Se pare quantomeno rivoluzionario asserire che già nel 1977 il punk fosse in declino, considerando che nell’immaginario comune è l’anno punk per antonomasia, (se non altro per le uscite discografiche sopra elencate); c’è chi provocatoriamente afferma che già i primi sintomi della disfatta si avvertivano nel 1976, quando Clash e Pistols iniziavano ad esibirsi al 100 Club di Oxford Street. E a continuare così sembra di fare un esercizio di disfattismo verso un movimento che ha segnato il punto di rottura con il rock pomposo e cervellotico degli anni settanta, concedendo un’occasione artistica a chi mai si sarebbe avvicinato alla musica, se non fosse per alcuni dei dischi qui citati.

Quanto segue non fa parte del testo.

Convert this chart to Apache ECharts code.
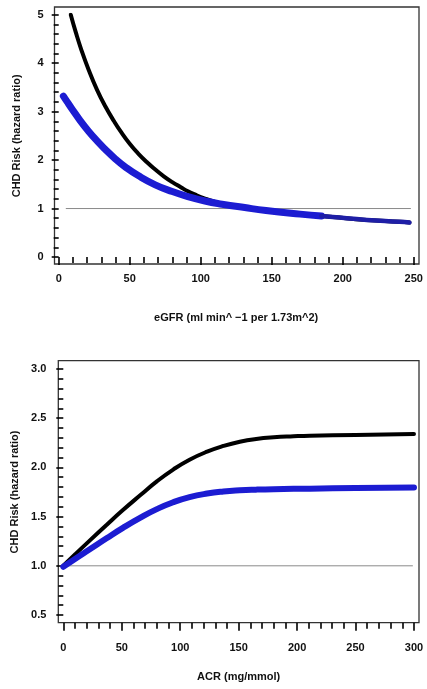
<!DOCTYPE html>
<html>
<head>
<meta charset="utf-8">
<script src="https://cdn.jsdelivr.net/npm/echarts@6/dist/echarts.min.js"></script>
<style>
  html, body { margin: 0; padding: 0; background: #fff; }
  #chart { width: 427px; height: 689px; }
</style>
</head>
<body>
<div id="chart"></div>
<script>
// top panel: CHD risk by eGFR
var egfrBlackX = [8.5, 12, 16, 21, 27, 33, 39, 44, 50, 56, 62, 68, 74, 80, 86, 91, 97, 103, 109, 115, 123, 131, 146, 170, 193, 217, 240, 247];
var egfrBlackY = [5.0, 4.64, 4.27, 3.87, 3.45, 3.1, 2.8, 2.575, 2.335, 2.135, 1.96, 1.805, 1.665, 1.545, 1.44, 1.355, 1.275, 1.205, 1.145, 1.097, 1.055, 1.02, 0.96, 0.885, 0.825, 0.765, 0.725, 0.71];
var egfrBlueX = [3.3, 6, 9, 15, 21, 27, 33, 40, 47, 56, 68, 80, 91, 103, 115, 131, 146, 170, 185];
var egfrBlueY = [3.32, 3.2, 3.07, 2.82, 2.595, 2.395, 2.215, 2.02, 1.855, 1.68, 1.49, 1.35, 1.245, 1.155, 1.09, 1.02, 0.96, 0.885, 0.845];
var egfrTailX = [185, 193, 217, 240, 247];
var egfrTailY = [0.845, 0.825, 0.765, 0.725, 0.71];
var egfrRefX = [5, 248];

// bottom panel: CHD risk by ACR
var acrX = [0, 10, 23, 37, 51, 66, 80, 94, 108, 123, 137, 151, 165, 180, 197, 211, 250, 300];
var acrBlack = [1.0, 1.115, 1.261, 1.415, 1.566, 1.719, 1.858, 1.978, 2.078, 2.16, 2.218, 2.261, 2.289, 2.306, 2.316, 2.322, 2.33, 2.34];
var acrBlue = [0.99, 1.07, 1.171, 1.28, 1.386, 1.49, 1.576, 1.646, 1.698, 1.734, 1.755, 1.767, 1.774, 1.779, 1.782, 1.784, 1.79, 1.795];
var acrRefX = [1, 299];

var FONT = '"Liberation Sans", Arial, sans-serif';

function pairs(xs, ys) {
  return xs.map(function (x, i) { return [x, ys[i]]; });
}
function flat(xs, v) {
  return xs.map(function (x) { return [x, v]; });
}

var chart = echarts.init(document.getElementById('chart'), null, { renderer: 'canvas' });

var tickStyle = { color: '#000', width: 1.6 };
var labelStyle = { color: '#111', fontFamily: FONT, fontWeight: 'bold', fontSize: 11 };
var nameStyle = { color: '#111', fontFamily: FONT, fontWeight: 'bold', fontSize: 11 };

function frameAxis(grid) {
  return { type: 'value', gridIndex: grid, show: false, min: 0, max: 1 };
}

function dataAxis(grid, opts) {
  return {
    type: 'value',
    gridIndex: grid,
    min: opts.min,
    max: opts.max,
    interval: opts.interval,
    offset: opts.offset,
    name: opts.name,
    nameLocation: 'middle',
    nameGap: opts.nameGap,
    nameTextStyle: nameStyle,
    axisLine: { show: false },
    axisTick: { show: true, length: opts.tick, lineStyle: tickStyle },
    minorTick: { show: true, splitNumber: 5, length: opts.minor, lineStyle: tickStyle },
    splitLine: { show: false },
    minorSplitLine: { show: false },
    axisLabel: Object.assign({ margin: opts.margin, formatter: opts.fmt }, labelStyle)
  };
}

function curve(name, data, xi, color, width) {
  return {
    name: name,
    type: 'line',
    xAxisIndex: xi,
    yAxisIndex: xi,
    data: data,
    smooth: 0.5,
    symbol: 'none',
    lineStyle: { color: color, width: width, cap: 'round', join: 'round' }
  };
}

var BLUE = '#1c1cd2';

var option = {
  animation: false,
  backgroundColor: '#fff',
  grid: [
    { left: 54.5, right: 8, top: 7, bottom: 425, show: true, borderColor: '#333', borderWidth: 1.3 },
    { left: 58.7, right: 13.3, top: 14.7, bottom: 432 },
    { left: 58.3, right: 8, top: 360.7, bottom: 66.3, show: true, borderColor: '#333', borderWidth: 1.3 },
    { left: 63.3, right: 13, top: 369, bottom: 74 }
  ],
  xAxis: [
    frameAxis(0),
    dataAxis(1, { min: 0, max: 250, interval: 50, offset: 7, tick: 8, minor: 6, margin: 9,
      name: 'eGFR (ml min^ \u22121 per 1.73m^2)', nameGap: 48 }),
    frameAxis(2),
    dataAxis(3, { min: 0, max: 300, interval: 50, offset: 7.7, tick: 8, minor: 6, margin: 20,
      name: 'ACR (mg/mmol)', nameGap: 49 })
  ],
  yAxis: [
    frameAxis(0),
    dataAxis(1, { min: 0, max: 5, interval: 1, offset: 4.2, tick: 7, minor: 5, margin: 11,
      name: 'CHD Risk (hazard ratio)', nameGap: 32 }),
    frameAxis(2),
    dataAxis(3, { min: 0.5, max: 3, interval: 0.5, offset: 5, tick: 7, minor: 5, margin: 12,
      name: 'CHD Risk (hazard ratio)', nameGap: 38,
      fmt: function (v) { return v.toFixed(1); } })
  ],
  series: [
    {
      type: 'line', xAxisIndex: 1, yAxisIndex: 1, data: flat(egfrRefX, 1), symbol: 'none',
      lineStyle: { color: '#8a8a8a', width: 1 }
    },
    curve('black', pairs(egfrBlackX, egfrBlackY), 1, '#000', 4),
    curve('blue', pairs(egfrBlueX, egfrBlueY), 1, BLUE, 7),
    curve('blue tail', pairs(egfrTailX, egfrTailY), 1, '#1e1ea6', 4.5),
    {
      type: 'line', xAxisIndex: 3, yAxisIndex: 3, data: flat(acrRefX, 1), symbol: 'none',
      lineStyle: { color: '#8a8a8a', width: 1 }
    },
    curve('black', pairs(acrX, acrBlack), 3, '#000', 4),
    curve('blue', pairs(acrX, acrBlue), 3, BLUE, 6)
  ]
};

chart.setOption(option);
window.addEventListener('resize', function () { chart.resize(); });
</script>
</body>
</html>
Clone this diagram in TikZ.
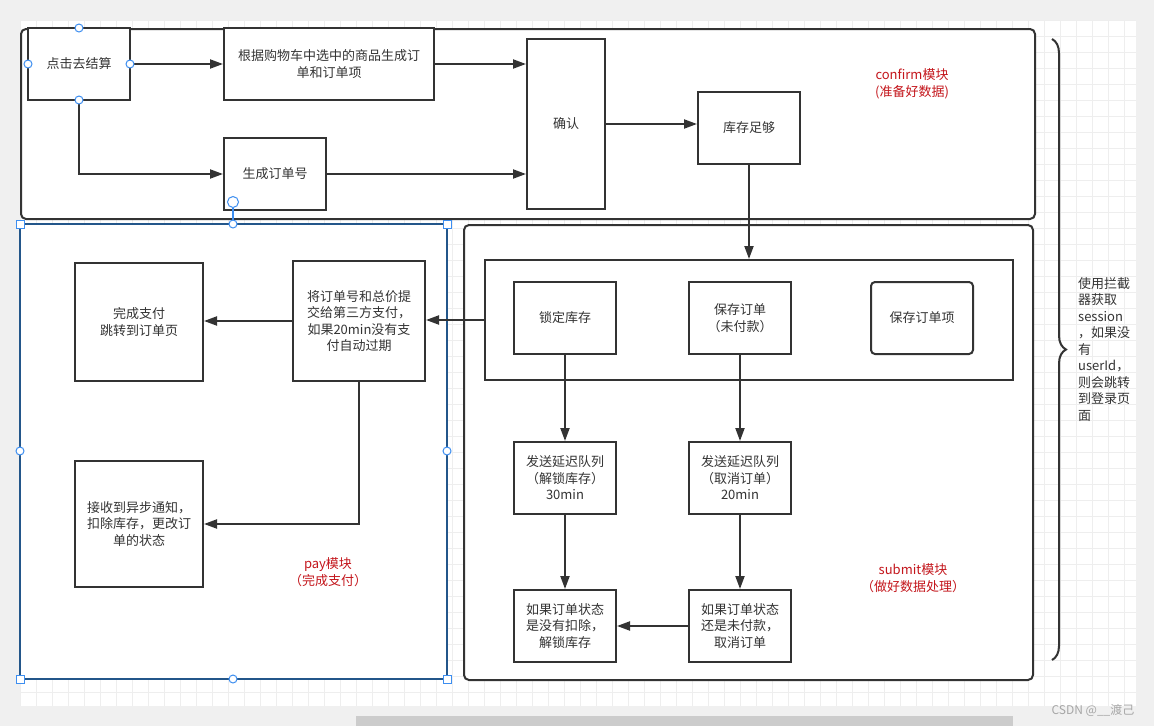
\documentclass[tikz,border=0pt]{standalone}
\usepackage{fontspec}
\setmainfont{Noto Sans CJK SC}
\usetikzlibrary{arrows.meta,decorations.pathreplacing}

\definecolor{linegray}{HTML}{333333}
\definecolor{gridgray}{HTML}{EEEEEE}
\definecolor{bggray}{HTML}{F0F0F0}
\definecolor{labelred}{HTML}{C4161C}
\definecolor{selblue}{HTML}{23568A}
\definecolor{handleblue}{HTML}{3D8EF0}

\tikzset{
    proc/.style = {draw=linegray, line width=2pt, fill=white, text=linegray, align=center,
                   inner sep=0pt, font=\fontsize{13}{16.5}\selectfont},
    rproc/.style = {proc, rounded corners=4pt},
    flow/.style = {draw=linegray, line width=2pt, -{Triangle[length=13pt,width=9pt]}},
    grp/.style = {draw=linegray, fill=white, line width=2pt, rounded corners=5pt},
    modlbl/.style = {text=labelred, align=center, font=\fontsize{13}{16.5}\selectfont},
    handle/.style = {draw=handleblue, fill=white, line width=1pt},
    gridline/.style = {draw=gridgray, line width=1pt},
}

\begin{document}
\begin{tikzpicture}[x=1pt, y=-1pt]
    % Hintergrund und Raster
    \useasboundingbox (0, 0) rectangle (1154, 726);
    \fill[bggray] (0, 0) rectangle (1154, 726);
    \fill[white] (20, 20) rectangle (1136, 706);
    \foreach \gx in {20.5, 36.5, ..., 1136}
        \draw[gridline] (\gx, 20) -- (\gx, 706);
    \foreach \gy in {20.5, 36.5, ..., 706}
        \draw[gridline] (20, \gy) -- (1136, \gy);
    \fill[gray!40] (356, 716) rectangle (1013, 726);

    % Gruppen
    \draw[grp] (21, 29) rectangle (1035, 219);
    \draw[grp] (464, 225) rectangle (1033, 680);
    \draw[selblue, fill=white, line width=1.6pt] (20, 224) rectangle (447, 679);

    % confirm
    \node[proc, minimum width=102, minimum height=72] (settle) at (79, 64) {点击去结算};
    \node[proc, minimum width=210, minimum height=72] (genitems) at (329, 64) {根据购物车中选中的商品生成订\\单和订单项};
    \node[proc, minimum width=102, minimum height=72] (genno) at (275, 174) {生成订单号};
    \node[proc, minimum width=78, minimum height=170] (confirm) at (566, 124) {确认};
    \node[proc, minimum width=102, minimum height=72] (stockok) at (749, 128) {库存足够};
    \node[modlbl] (confirmlbl) at (912, 84) {confirm模块\\(准备好数据)};

    % submit
    \node[proc, minimum width=528, minimum height=120] (saveblock) at (749, 320) {};
    \node[proc, minimum width=102, minimum height=72] (lock) at (565, 318) {锁定库存};
    \node[proc, minimum width=102, minimum height=72] (saveorder) at (740, 318) {保存订单\\（未付款）};
    \node[rproc, minimum width=102, minimum height=72] (saveitem) at (922, 318) {保存订单项};
    \node[proc, minimum width=102, minimum height=72] (delayone) at (565, 478) {发送延迟队列\\（解锁库存）\\30min};
    \node[proc, minimum width=102, minimum height=72] (delaytwo) at (740, 478) {发送延迟队列\\（取消订单）\\20min};
    \node[proc, minimum width=102, minimum height=72] (unlock) at (565, 626) {如果订单状态\\是没有扣除，\\解锁库存};
    \node[proc, minimum width=102, minimum height=72] (cancel) at (740, 626) {如果订单状态\\还是未付款，\\取消订单};
    \node[modlbl] (submitlbl) at (913, 578) {submit模块\\（做好数据处理）};

    % pay
    \node[proc, minimum width=128, minimum height=118] (done) at (139, 322) {完成支付\\跳转到订单页};
    \node[proc, minimum width=132, minimum height=120] (submitpay) at (359, 321) {将订单号和总价提\\交给第三方支付，\\如果20min没有支\\付自动过期};
    \node[proc, minimum width=128, minimum height=126] (notify) at (139, 524) {接收到异步通知，\\扣除库存，更改订\\单的状态};
    \node[modlbl] (paylbl) at (328, 572) {pay模块\\（完成支付）};

    % Pfeile
    \draw[flow] (settle.east) -- (genitems.west);
    \draw[flow] (settle.south) |- (genno.west);
    \draw[flow] (genitems.east) -- (genitems.east -| confirm.west);
    \draw[flow] (genno.east) -- (genno.east -| confirm.west);
    \draw[flow] (confirm.east) -- (confirm.east -| stockok.west);
    \draw[flow] (stockok.south) -- (stockok.south |- saveblock.north);
    \draw[flow] (lock.south) -- (delayone.north);
    \draw[flow] (saveorder.south) -- (delaytwo.north);
    \draw[flow] (delayone.south) -- (unlock.north);
    \draw[flow] (delaytwo.south) -- (cancel.north);
    \draw[flow] (cancel.west) -- (unlock.east);
    \draw[flow] (saveblock.west) -- (saveblock.west -| submitpay.east);
    \draw[flow] (submitpay.west) -- (submitpay.west -| done.east);
    \draw[flow] (submitpay.south) |- (notify.east);

    % Klammer rechts
    \draw[linegray, line width=2pt, decorate, decoration={brace, amplitude=14pt}] (1052, 39) -- (1052, 660);
    \node[anchor=north west, align=left, text=linegray, inner sep=0pt,
          font=\fontsize{13}{16.5}\selectfont] (hint) at (1078, 277)
          {使用拦截\\器获取\\session\\，如果没\\有\\userId，\\则会跳转\\到登录页\\面};

    % Auswahlgriffe
    \draw[handleblue, line width=1.2pt] (233, 208) -- (233, 224);
    \draw[handle] (233, 202) circle (5.5);
    \foreach \hx/\hy in {233/224, 20/451, 447/451, 233/679, 79/28, 28/64, 130/64, 79/100}
        \draw[handle] (\hx, \hy) circle (4);
    \foreach \hx/\hy in {20/224, 447/224, 20/679, 447/679}
        \draw[handle] (\hx-4, \hy-4) rectangle (\hx+4, \hy+4);

    % Wasserzeichen
    \node[text=gray!70, font=\fontsize{12}{14}\selectfont] (mark) at (1093, 710) {CSDN @\_\_渡己};
\end{tikzpicture}
\end{document}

Differenti modi di esprimersi -dal nichilismo newyorkese, all’irruenza londinese- che hanno fornito successivamente una base di partenza per l’evoluzione musicale a partire dal 1978: da sfumature avant-garde (pensando alla no-wave del Lower East Side) ad esperimenti new-wave in Europa. Il meccanismo mainstream e delle major più influenti ha sempre continuato a girare, indipendentemente dal genere o dall’epoca; che il punk sia stato eccessivamente strumentalizzato dai media è indubbio, ma far passare tutto il movimento come una vuota moda commerciale mi pare quantomeno ingiusto, nonostante il confine tra genuino e “costruito” sia stato -anche in questo caso- piuttosto sottile!